In an indication that the Government intends to get tough with town halls opposed to mayors, Nick Raynsford, the Local Government minister, has written to Southwark, Bradford and Dudley councils to warn that he is preparing to use reserve powers to compel them to hold ballots.
Mr Raynsford is considering action against several other city councils, probably Birmingham and Newcastle upon Tyne, where councillors have defied the Government.
Yesterday's round of referendums, the full results of which were expected today, took place in Brighton and Hove, the London borough of Lewisham, Middlesbrough, North Tyneside, Hartlepool and Sedgefield. With North Tyneside the home constituency of Stephen Byers, the Secretary of State for Local Government, "no" votes both there and in Sedgefield would be embarrassing for the Government.
Ministers were hoping that even a couple of "yes" votes would help to build momentum towards spreading the idea to every part of England.
Mr Blair himself sees directly elected mayors as an invaluable means of regenerating local democracy and restoring civic pride, as well as ending the "one-party states" that Labour has run in some town halls for a generation.
He was delighted that voters in Doncaster, where the Labour council had been tarnished by the "Donnygate" corruption scandal, voted for a fresh start last month.
The high profile of the New York Mayor, Rudolph Giuliani, during the terrorism crisis has also encouraged British supporters of an elected mayor system.
Under the Local Government Act 2000, all councils have held public consultation exercises this year asking people whether they wanted referendums on whether to have directly elected mayors.

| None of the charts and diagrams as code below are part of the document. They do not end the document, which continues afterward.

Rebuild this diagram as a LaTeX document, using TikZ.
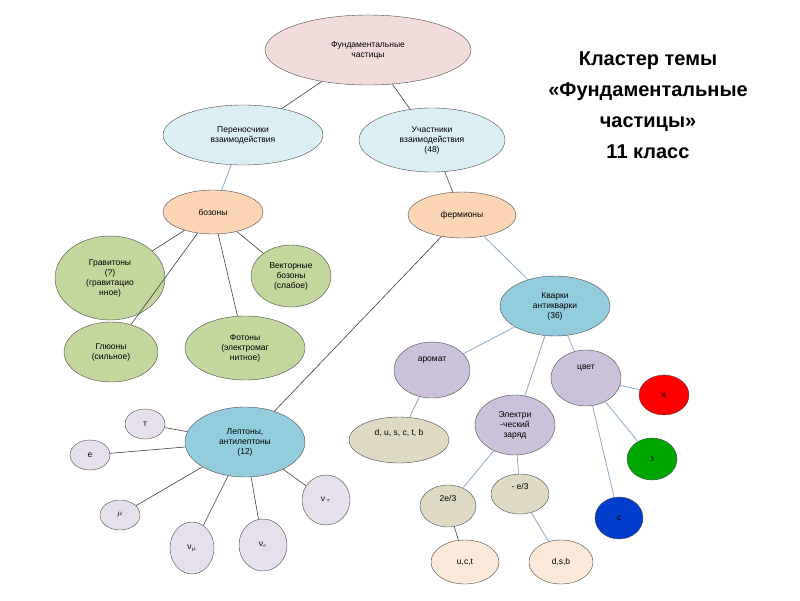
\documentclass[tikz,border=0pt]{standalone}
\usepackage{fontspec}
\setmainfont{Liberation Sans}
\usetikzlibrary{shapes.geometric}
\definecolor{rosa}{HTML}{F2DCDB}
\definecolor{sky}{HTML}{DBEEF4}
\definecolor{peach}{HTML}{FCD5B4}
\definecolor{olive}{HTML}{C3D69B}
\definecolor{teal}{HTML}{93CDDD}
\definecolor{lav}{HTML}{E6E0EC}
\definecolor{lilac}{HTML}{CCC1DA}
\definecolor{khaki}{HTML}{DDD9C3}
\definecolor{cream}{HTML}{FDE9D9}
\definecolor{linkblue}{HTML}{8EA9C8}
\begin{document}
\begin{tikzpicture}[x=1pt,y=-1pt,
    blob/.style={ellipse,draw=black!70,thin,font=\fontsize{8.5}{10}\selectfont,align=center,inner sep=0pt},
    link/.style={-,draw=black!75,line width=0.6pt},
    qlink/.style={-,draw=linkblue,line width=0.8pt}]
  \useasboundingbox (0,0) rectangle (800,600);
  % top of the tree
  \node[blob,fill=rosa,minimum width=206,minimum height=70] (fund) at (368,50) {Фундаментальные\\частицы};
  \node[blob,fill=sky,minimum width=160,minimum height=60] (carr) at (243,135) {Переносчики\\взаимодействия};
  \node[blob,fill=sky,minimum width=146,minimum height=64] (part) at (432,140) {Участники\\взаимодействия\\(48)};
  \node[blob,fill=peach,minimum width=100,minimum height=44] (bos) at (213,212) {бозоны};
  \node[blob,fill=peach,minimum width=108,minimum height=46] (ferm) at (462,215) {фермионы};
  % bosons
  \node[blob,fill=olive,minimum width=110,minimum height=84] (grav) at (110,278) {Гравитоны\\(?)\\(гравитацио\\нное)};
  \node[blob,fill=olive,minimum width=80,minimum height=62] (vect) at (291,276) {Векторные\\бозоны\\(слабое)};
  \node[blob,fill=olive,minimum width=94,minimum height=60] (gluon) at (111,352) {Глюоны\\(сильное)};
  \node[blob,fill=olive,minimum width=120,minimum height=64] (phot) at (245,348) {Фотоны\\(электромаг\\нитное)};
  % leptons
  \node[blob,fill=teal,minimum width=120,minimum height=70] (lept) at (245,442) {Лептоны,\\антилептоны\\(12)};
  \node[blob,fill=lav,minimum width=40,minimum height=30] (tau) at (145,424) {т};
  \node[blob,fill=lav,minimum width=40,minimum height=30] (el) at (90,455) {е};
  \node[blob,fill=lav,minimum width=40,minimum height=30] (mu) at (120,515) {$\mu$};
  \node[blob,fill=lav,minimum width=44,minimum height=52] (numu) at (192,548) {ν$_\mu$};
  \node[blob,fill=lav,minimum width=48,minimum height=52] (nue) at (263,545) {ν$_e$};
  \node[blob,fill=lav,minimum width=48,minimum height=50] (nutau) at (326,500) {ν\,$_\tau$};
  % quarks
  \node[blob,fill=teal,minimum width=110,minimum height=60] (quark) at (555,306) {Кварки\\антикварки\\(36)};
  \node[blob,fill=lilac,minimum width=76,minimum height=56] (arom) at (432,370) {аромат\\[12pt]};
  \node[blob,fill=lilac,minimum width=70,minimum height=56] (col) at (586,378) {цвет\\[12pt]};
  \node[blob,fill=lilac,minimum width=80,minimum height=60] (charge) at (515,425) {Электри\\-ческий\\заряд};
  \node[blob,fill=khaki,minimum width=100,minimum height=46] (flav) at (399,440) {d, u, s, c, t, b\\[6pt]};
  \node[blob,fill=khaki,minimum width=56,minimum height=42] (up) at (448,506) {2e/3\\[6pt]};
  \node[blob,fill=khaki,minimum width=58,minimum height=40] (down) at (520,494) {- e/3\\[6pt]};
  \node[blob,fill=cream,minimum width=68,minimum height=44] (uct) at (465,562) {u,c,t};
  \node[blob,fill=cream,minimum width=64,minimum height=44] (dsb) at (561,562) {d,s,b};
  \node[blob,fill=red,minimum width=50,minimum height=40] (kr) at (664,395) {к};
  \node[blob,fill=green!65!black,minimum width=50,minimum height=42] (zl) at (652,459) {з};
  \node[blob,fill=blue!70!cyan!80!black,minimum width=48,minimum height=42] (sn) at (619,518) {с};
  % title
  \node[font=\bfseries\fontsize{20}{31}\selectfont,align=center] (title) at (648,105)
    {Кластер темы\\«Фундаментальные\\частицы»\\11 класс};
  % connectors
  \draw[link] (fund) -- (carr);
  \draw[link] (fund) -- (part);
  \draw[link] (part) -- (ferm);
  \draw[qlink] (carr) -- (bos);
  \foreach \n in {grav,vect,gluon,phot} \draw[link] (bos) -- (\n);
  \draw[link] (ferm) -- (lept);
  \draw[qlink] (ferm) -- (quark);
  \foreach \n in {tau,el,mu,numu,nue,nutau} \draw[link] (lept) -- (\n);
  \foreach \n in {arom,col,charge} \draw[qlink] (quark) -- (\n);
  \draw[qlink] (arom) -- (flav);
  \draw[qlink] (charge) -- (up);
  \draw[qlink] (charge) -- (down);
  \draw[link] (up) -- (uct);
  \draw[qlink] (down) -- (dsb);
  \foreach \n in {kr,zl,sn} \draw[qlink] (col) -- (\n);
\end{tikzpicture}
\end{document}
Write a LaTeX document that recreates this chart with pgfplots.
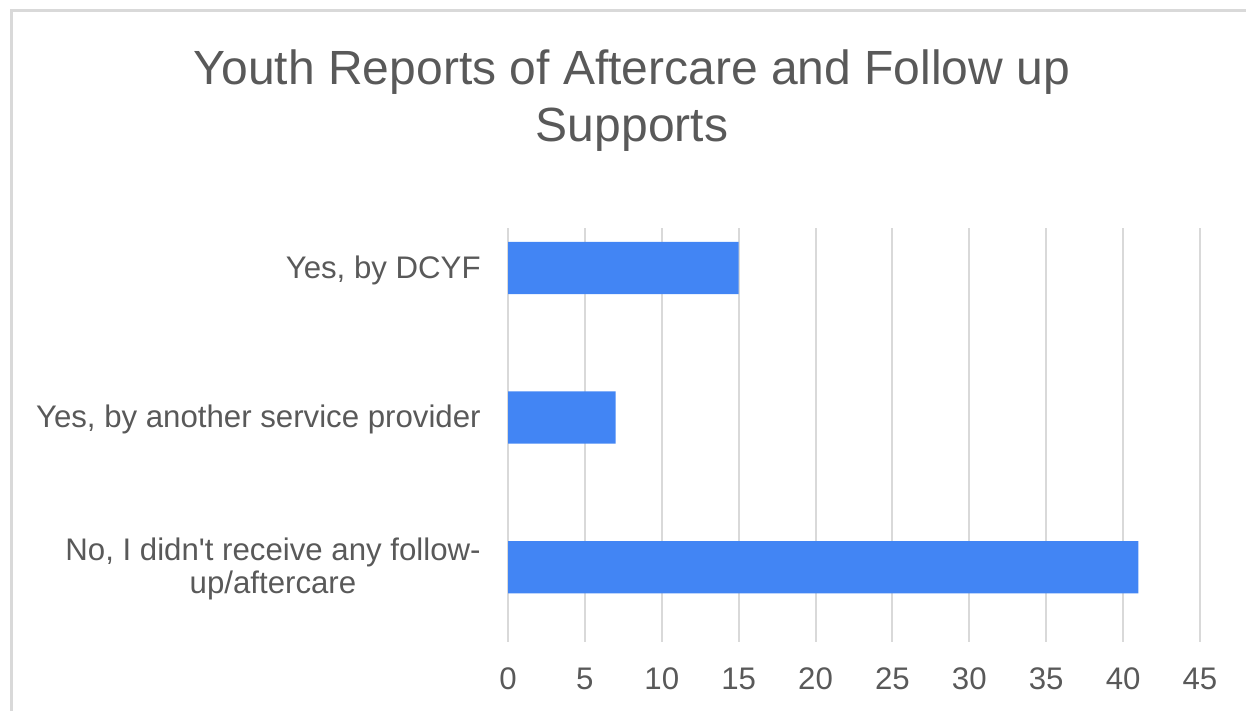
\documentclass[border=0pt]{standalone}
\usepackage{fontspec}
\setmainfont{Liberation Sans}
\usepackage{pgfplots}
\pgfplotsset{compat=1.18}
\definecolor{txt}{HTML}{595959}
\definecolor{gridc}{HTML}{D9D9D9}
\definecolor{barc}{HTML}{4285F4}
\begin{document}
\begin{tikzpicture}
% canvas: 1246x711 px at 0.5pt per px
\path[use as bounding box] (0,0) rectangle (623pt,355.5pt);
\draw[gridc, line width=1.3pt] (5.6pt,0) -- (5.6pt,350.2pt) -- (623pt,350.2pt);
\node[text=txt, font=\fontsize{24}{28.5}\selectfont, align=center] at (316pt,305pt)
  {Youth Reports of Aftercare and Follow up\\Supports};
\begin{axis}[
  at={(254pt,34.5pt)}, anchor=south west,
  scale only axis, width=346pt, height=207pt,
  xbar, bar width=0.35,
  xmin=0, xmax=45, ymin=-0.5, ymax=2.267,
  xtick={0,5,...,45},
  ytick={0,1,2},
  yticklabels={{No, I didn\textquotesingle t receive any follow-\\up/aftercare},{Yes, by another service provider},{Yes, by DCYF}},
  axis line style={draw=none},
  major tick length=0pt,
  xmajorgrids, grid style={gridc, line width=1pt},
  /pgf/number format/assume math mode=true,
  xticklabel style={text=txt, font=\fontsize{15.6}{18}\selectfont, inner sep=0pt, anchor=base, yshift=-23.5pt},
  yticklabel style={text=txt, font=\fontsize{15.6}{16.5}\selectfont, align=center, inner sep=0pt, anchor=east, xshift=-13.5pt, yshift=-1pt},
]
\addplot[fill=barc, draw=none] coordinates {(41,0) (7,1) (15,2)};
\end{axis}
\end{tikzpicture}
\end{document}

Unfortunately for Downing Street, apart from "yes" votes in Doncaster and Watford, recent polls in towns and cities have not been encouraging. Moves to bring in elected mayors have been defeated at Kirklees in West Yorkshire, Sunderland, Gloucester, Cheltenham and Berwick-upon-Tweed.
Mr Raynsford has accused councillors of opposing change to hang on to their "nice and cosy jobs", a charge that was underlined by the failure to secure mayoral votes in the big cities. …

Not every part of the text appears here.